Stored items
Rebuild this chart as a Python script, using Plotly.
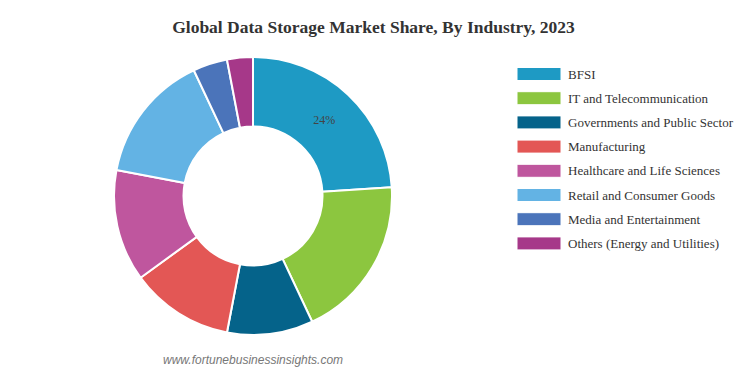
import plotly.graph_objects as go

categories = ["BFSI", "IT and Telecommunication", "Governments and Public Sector",
              "Manufacturing", "Healthcare and Life Sciences", "Retail and Consumer Goods",
              "Media and Entertainment", "Others (Energy and Utilities)"]
shares = [24, 19, 10, 12, 13, 15, 4, 3]
labels_shown = ["24%", "", "", "", "", "", "", ""]
colors = ["#1e9ac4", "#8cc63f", "#05638a", "#e35755", "#bf569e", "#63b3e4", "#4b74ba", "#a63889"]

W, H = 745, 372

fig = go.Figure()
fig.add_trace(go.Pie(
    labels=categories, values=shares, text=labels_shown, texttemplate="%{text}",
    textinfo="text", textposition="inside", insidetextorientation="horizontal",
    textfont=dict(family="Liberation Serif, Times New Roman, serif", size=12, color="#444"),
    marker=dict(colors=colors, line=dict(color="white", width=2)),
    hole=0.5, sort=False, direction="clockwise", rotation=0,
    domain=dict(x=[114 / W, 392 / W], y=[1 - 335 / H, 1 - 57 / H]),
    showlegend=False,
))

# custom legend with wide rectangular swatches
shapes, annotations = [], []
x0, x1, y_first, step = 517, 561, 74, 24.2
for i, (cat, col) in enumerate(zip(categories, colors)):
    yc = y_first + i * step
    shapes.append(dict(type="rect", xref="paper", yref="paper",
                       x0=x0 / W, x1=x1 / W, y0=1 - (yc + 6.5) / H, y1=1 - (yc - 6.5) / H,
                       fillcolor=col, line=dict(color="white", width=1)))
    annotations.append(dict(text=cat, xref="paper", yref="paper", x=565.5 / W, y=1 - yc / H,
                            xanchor="left", yanchor="middle", showarrow=False,
                            font=dict(family="Liberation Serif, Times New Roman, serif", size=13, color="#333")))

annotations.append(dict(text="<i>www.fortunebusinessinsights.com</i>", xref="paper", yref="paper",
                        x=253 / W, y=1 - 360 / H, xanchor="center", yanchor="middle", showarrow=False,
                        font=dict(family="Liberation Sans, Arial, sans-serif", size=12, color="#777")))

fig.update_layout(
    width=W, height=H, margin=dict(l=0, r=0, t=0, b=0),
    paper_bgcolor="white", plot_bgcolor="white",
    title=dict(text="<b>Global Data Storage Market Share, By Industry, 2023</b>",
               x=373.5 / W, xanchor="center", y=1 - 27 / H, yanchor="middle",
               font=dict(family="Liberation Serif, Times New Roman, serif", size=17.5, color="#333")),
    shapes=shapes, annotations=annotations,
)

fig.write_html("out.html", config={"displayModeBar": False},
               post_script="document.body.style.margin='0';document.body.style.overflow='hidden';")
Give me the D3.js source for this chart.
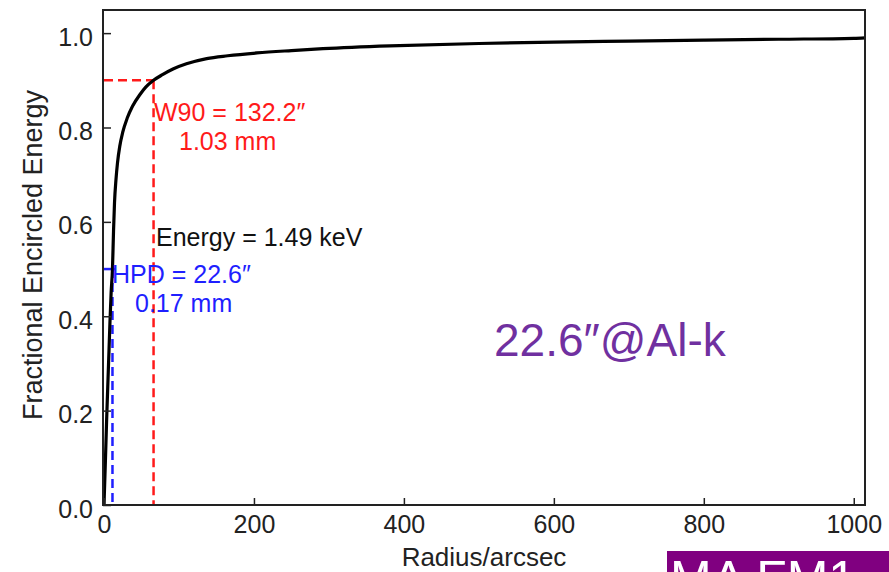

## TO BE DONE
Write out nothing but the lines from the start of the data through the line with "import plotly.graph_objects as go". Leave out the pictures.

## RESULT FOR THIS EXERCISE
Rebuild this chart as a Python script, using Plotly.
import plotly.graph_objects as go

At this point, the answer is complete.